To know who wins or loses and by how much, one has to map out each of the conservatorship rewrites that can be completed under current law with an eye to the following questions:
- How much capital must successor entities have? As we’ve noted, the FHFA capital proposal leads to a $181 billion shortfall. However, as we showed, FHFA’s proposal is nowhere near the bank-like capital it purported to mandate. Calabria has recently talked a truly bank-like game, suggesting a 5% ratio that, while still below big-bank leverage ratios, approximates the best-possible risk-based ratio for low-risk mortgages. Even so, this is a $274 billion reach, or so he has said. How much capital how fast and how different risk structures are scored will determine not only the pace of privatization, but also a wide swath of the redefined U.S. mortgage market.
- How much credit enhancement and from whom? For example, under the bank capital rules, different types of collateral and/or credit enhancement get very, very different amounts of capital credit. MI is viewed favorably at the loan level, but is wholly discounted under stress test and for secondary-market obligations. Nonbank credit enhancement gets zero capital credit unless the provider is a regulated securities firm. The treatment of insurers under the banking regs is equivocal, but generally acceptable as long as the insurer isn’t monoline. CDS and other instruments also offer a lot of potential capital relief if the banking rules are followed – and, of course, lots more if not so much.
- Securitization Structures: How fast the GSEs emerge from conservatorship and in what form is determined not only be the capital accorded to credit enhancement, but also by that applied to remaining risks retained by whatever the GSEs become. It seems clear that the Administration and FHFA want if at all possible to end simple P&I MBS with a 100% USG implicit guarantee. Tranched MBS with lots of capital-market participation based on CRTs are clearly Treasury’s preferred outcome. However, questions arise not only over how these fit into the “bank-like” capital framework, but also the actual construct of the investing market. Capital-market structures get a good deal of capital recognition in the banking rules, but only in complex ways that prevent big banks from taking first-loss positions. Would this apply to new GSEs? If not, who’s in for the first loss and does this result in enough market capacity to support the TBA market? If not, are Plan B post conservatorships required? We think so because of capital-market capacity for high-risk positions that, even with an effective guarantee and a price subsidy, are hard for the conservatorships to pull off at the height of the business and financial cycles.

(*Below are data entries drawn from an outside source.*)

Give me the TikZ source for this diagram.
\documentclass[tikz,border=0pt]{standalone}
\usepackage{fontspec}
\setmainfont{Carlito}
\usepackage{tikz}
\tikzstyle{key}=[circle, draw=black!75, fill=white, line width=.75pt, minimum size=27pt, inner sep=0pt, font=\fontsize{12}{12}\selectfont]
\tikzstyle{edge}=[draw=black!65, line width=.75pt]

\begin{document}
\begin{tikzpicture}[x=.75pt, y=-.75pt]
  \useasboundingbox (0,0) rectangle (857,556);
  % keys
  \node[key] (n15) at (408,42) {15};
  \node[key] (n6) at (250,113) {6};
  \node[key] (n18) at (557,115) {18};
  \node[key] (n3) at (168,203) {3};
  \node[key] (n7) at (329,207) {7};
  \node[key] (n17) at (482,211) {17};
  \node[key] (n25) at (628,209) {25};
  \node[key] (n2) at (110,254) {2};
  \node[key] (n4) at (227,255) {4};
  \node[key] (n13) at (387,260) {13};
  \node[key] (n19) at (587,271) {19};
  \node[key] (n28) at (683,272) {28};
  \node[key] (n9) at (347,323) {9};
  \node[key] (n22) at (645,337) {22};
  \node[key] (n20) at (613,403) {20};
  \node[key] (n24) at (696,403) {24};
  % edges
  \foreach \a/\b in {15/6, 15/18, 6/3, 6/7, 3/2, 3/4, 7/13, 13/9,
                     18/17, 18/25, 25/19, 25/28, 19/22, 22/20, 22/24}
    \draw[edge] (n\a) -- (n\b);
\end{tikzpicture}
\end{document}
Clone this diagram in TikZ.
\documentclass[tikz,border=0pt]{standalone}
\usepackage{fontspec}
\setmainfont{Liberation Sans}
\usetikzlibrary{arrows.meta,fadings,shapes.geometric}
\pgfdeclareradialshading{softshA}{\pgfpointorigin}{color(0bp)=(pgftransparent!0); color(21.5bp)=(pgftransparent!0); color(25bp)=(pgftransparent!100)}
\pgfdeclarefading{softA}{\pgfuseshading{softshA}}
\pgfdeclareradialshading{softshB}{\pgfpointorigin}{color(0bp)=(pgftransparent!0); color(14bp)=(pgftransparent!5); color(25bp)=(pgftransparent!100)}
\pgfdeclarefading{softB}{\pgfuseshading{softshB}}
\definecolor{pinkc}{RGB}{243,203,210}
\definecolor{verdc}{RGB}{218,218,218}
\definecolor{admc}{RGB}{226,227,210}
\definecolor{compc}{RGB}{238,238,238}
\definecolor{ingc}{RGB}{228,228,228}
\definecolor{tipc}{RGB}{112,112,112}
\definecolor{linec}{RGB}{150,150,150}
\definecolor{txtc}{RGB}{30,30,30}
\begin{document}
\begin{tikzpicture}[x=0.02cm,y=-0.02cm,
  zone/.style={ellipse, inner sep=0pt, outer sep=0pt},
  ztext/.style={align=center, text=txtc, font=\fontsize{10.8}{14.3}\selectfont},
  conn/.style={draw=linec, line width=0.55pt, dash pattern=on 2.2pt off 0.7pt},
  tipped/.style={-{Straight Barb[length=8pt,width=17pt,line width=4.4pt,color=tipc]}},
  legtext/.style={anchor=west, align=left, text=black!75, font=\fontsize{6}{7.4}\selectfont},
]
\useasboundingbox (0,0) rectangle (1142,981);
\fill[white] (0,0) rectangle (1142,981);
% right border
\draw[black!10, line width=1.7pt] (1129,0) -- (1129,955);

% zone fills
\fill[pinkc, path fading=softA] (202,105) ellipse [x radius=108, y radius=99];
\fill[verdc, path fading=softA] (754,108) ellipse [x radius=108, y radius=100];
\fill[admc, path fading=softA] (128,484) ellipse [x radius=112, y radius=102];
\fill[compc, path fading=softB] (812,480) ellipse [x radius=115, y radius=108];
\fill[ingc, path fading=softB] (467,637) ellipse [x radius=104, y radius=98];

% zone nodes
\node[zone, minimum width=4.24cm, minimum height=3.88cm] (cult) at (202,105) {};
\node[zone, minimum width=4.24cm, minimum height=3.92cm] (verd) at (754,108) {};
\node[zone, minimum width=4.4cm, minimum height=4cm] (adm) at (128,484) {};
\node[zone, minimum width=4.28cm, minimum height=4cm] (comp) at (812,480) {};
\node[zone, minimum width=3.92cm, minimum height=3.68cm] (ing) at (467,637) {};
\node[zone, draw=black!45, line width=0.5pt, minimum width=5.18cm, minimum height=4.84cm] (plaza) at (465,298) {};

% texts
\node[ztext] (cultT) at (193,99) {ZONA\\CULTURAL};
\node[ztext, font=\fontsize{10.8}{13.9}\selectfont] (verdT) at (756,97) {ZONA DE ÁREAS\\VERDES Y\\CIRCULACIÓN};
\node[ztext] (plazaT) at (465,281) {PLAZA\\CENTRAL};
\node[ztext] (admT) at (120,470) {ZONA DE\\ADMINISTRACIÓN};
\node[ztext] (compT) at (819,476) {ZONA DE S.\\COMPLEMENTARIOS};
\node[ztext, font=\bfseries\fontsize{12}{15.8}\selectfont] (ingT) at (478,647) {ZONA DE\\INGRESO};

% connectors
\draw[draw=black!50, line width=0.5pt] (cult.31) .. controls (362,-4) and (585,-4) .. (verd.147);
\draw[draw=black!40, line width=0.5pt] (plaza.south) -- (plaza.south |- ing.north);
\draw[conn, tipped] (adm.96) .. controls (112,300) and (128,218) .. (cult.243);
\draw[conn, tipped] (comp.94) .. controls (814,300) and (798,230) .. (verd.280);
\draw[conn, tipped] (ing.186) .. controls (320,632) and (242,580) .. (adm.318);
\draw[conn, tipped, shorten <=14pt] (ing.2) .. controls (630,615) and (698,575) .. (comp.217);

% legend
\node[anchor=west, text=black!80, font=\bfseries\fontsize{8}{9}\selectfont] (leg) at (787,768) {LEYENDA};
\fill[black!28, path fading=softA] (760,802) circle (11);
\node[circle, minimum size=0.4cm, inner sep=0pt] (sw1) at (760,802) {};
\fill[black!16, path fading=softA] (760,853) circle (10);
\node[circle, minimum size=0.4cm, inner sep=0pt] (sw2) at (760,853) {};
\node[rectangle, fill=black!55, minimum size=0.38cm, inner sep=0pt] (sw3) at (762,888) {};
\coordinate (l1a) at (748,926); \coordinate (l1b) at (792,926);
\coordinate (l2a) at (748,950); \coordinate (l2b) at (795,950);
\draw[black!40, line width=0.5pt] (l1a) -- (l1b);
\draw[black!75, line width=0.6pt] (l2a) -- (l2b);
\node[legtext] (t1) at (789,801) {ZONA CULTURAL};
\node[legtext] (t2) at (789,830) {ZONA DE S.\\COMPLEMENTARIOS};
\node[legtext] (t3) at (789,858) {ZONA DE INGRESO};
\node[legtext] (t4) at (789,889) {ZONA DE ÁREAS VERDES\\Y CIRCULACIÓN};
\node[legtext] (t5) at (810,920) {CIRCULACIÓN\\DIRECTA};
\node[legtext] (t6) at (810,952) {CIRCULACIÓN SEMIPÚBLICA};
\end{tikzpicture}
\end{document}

- What Goes Where: As we have noted, the path to new-style GSEs passes through a complex set of receivership and limited-life regulated entity (LLRE) options. One or both GSEs could go into receivership, creditors could win or lose thereby, securitizations could emerge out the other end in new UMBS, the CSP could go its own way, and pretty much all the obligations, assets, and products the GSEs now have would go where FHFA and Treasury want based on how much capital each thinks surviving entities must have and the role anticipated for the new-age GSE or GSEs. One GSE could also go into receivership and stay there while the other goes into receivership, is cherry-picked, and turns into an LLRE. Which is which will make more than a modicum of difference.
- Products and Profits: FHFA has considerable discretion to move activities between GSEs in various charter options and to expand or end different business lines in any area not specified by law (e.g., multifamily finance). Calabria has made it clear that he aims to end an array of “pilots” that competitors think transgress HERA’s new-product restrictions. We expect these to end in the near term. However, the ultimate structure of what happens to the conservatorships will determine where even the activities otherwise stipulated in law end up – for example, a GSE in receivership is a very different enterprise than a surviving charter or successor company. FHFA has almost unlimited statutory authority to redefine the entire GSE business model in LLREs.

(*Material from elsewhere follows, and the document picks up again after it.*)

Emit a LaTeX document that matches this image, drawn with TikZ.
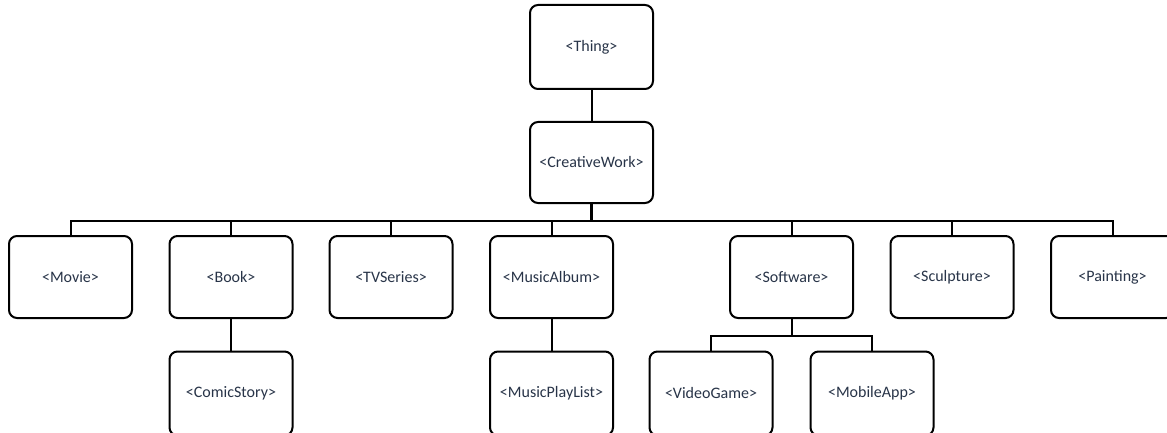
\documentclass[tikz,border=0pt]{standalone}
\usepackage{fontspec}
\setmainfont{Carlito}
\usetikzlibrary{calc}
\definecolor{labeltext}{RGB}{40,52,72}
\tikzset{
  classbox/.style={draw=black, line width=2pt, rounded corners=8pt, fill=white,
    minimum width=123pt, minimum height=82pt, inner sep=0pt,
    text=labeltext, font=\fontsize{16}{19}\selectfont},
  link/.style={draw=black, line width=2pt},
}
\begin{document}
\begin{tikzpicture}[x=1pt,y=-1pt]
\useasboundingbox (0,0) rectangle (1167,433);

% top of the hierarchy
\node[classbox, minimum height=84pt] (thing) at (591.5,47) {<Thing>};
\node[classbox, minimum height=81pt] (cw) at (591.5,162.5) {<CreativeWork>};

% direct subtypes of CreativeWork
\node[classbox] (movie)     at (70.5,277)  {<Movie>};
\node[classbox] (book)      at (231,277)   {<Book>};
\node[classbox] (tvseries)  at (391,277)   {<TVSeries>};
\node[classbox] (album)     at (551.5,277) {<MusicAlbum>};
\node[classbox] (software)  at (791.5,277) {<Software>};
\node[classbox] (sculpture) at (952,277)   {<Sculpture>};
\node[classbox] (painting)  at (1112.5,277) {<Painting>};

% third level
\node[classbox, minimum height=84pt] (comic)    at (231,393.5)   {<ComicStory>};
\node[classbox, minimum height=84pt] (playlist) at (551.5,393.5) {<MusicPlayList>};
\node[classbox, minimum height=84pt] (game)     at (711,393.5)   {<VideoGame>};
\node[classbox, minimum height=84pt] (mobile)   at (872,393.5)   {<MobileApp>};

% connectors
\draw[link] (thing.south) -- (cw.south |- cw.north);
\draw[link, line width=3pt] (cw.south) -- ++(0,16.5) coordinate (bus);
\foreach \c in {movie,book,tvseries,album,software,sculpture,painting}
  \draw[link] (bus) -| (\c.north);
\draw[link] (book.south) -- (comic.north);
\draw[link] (album.south) -- (playlist.north);
\draw[link] (software.south) -- ++(0,16.5) coordinate (swbus);
\draw[link] (swbus) -| (game.north);
\draw[link] (swbus) -| (mobile.north);
\end{tikzpicture}
\end{document}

- GSE Resurgent: However, there are also charter options that would permit one or both GSEs to be reconstructed at least partly as before. Which survives how and under what type of USG backstop for which product offerings is a critical strategic decision.
IPOs along the way could raise enough capital for some of these options and nowhere near enough for others. Similarly, some of these options permit multiple GSE-like charters along the lines Calabria contemplates; others don’t. Some of these options clear the way for MI and private credit enhancement; others threaten its survival. Some provide unique opportunities for large banks to regain a mortgage edge. Most directly threaten small lenders, but a surviving GSE as a utility securitization machine could go a long way to satisfying smaller lenders, many of the mortgage trade associations and all but the largest banks and capital-markets competitors.
In short, it’s open season. Treasury has tremendous influence over the process because it and the White House define the political context, with Treasury also holding the PSP contract which gives it capital dibs on the GSEs unless or until it’s willing to let go. Treasury can’t, though, do anything even with its contractual power to which FHFA is opposed. But, under current law and given the current confluence of market and macroeconomic factors, Treasury and FHFA have far-reaching control over the conservatorships and what’s to become of them. Once Treasury and FHFA chart this course, they will set sail with considerable strategic impact on Fannie Mae, Freddie Mac, and the entire construct of U.S. housing finance.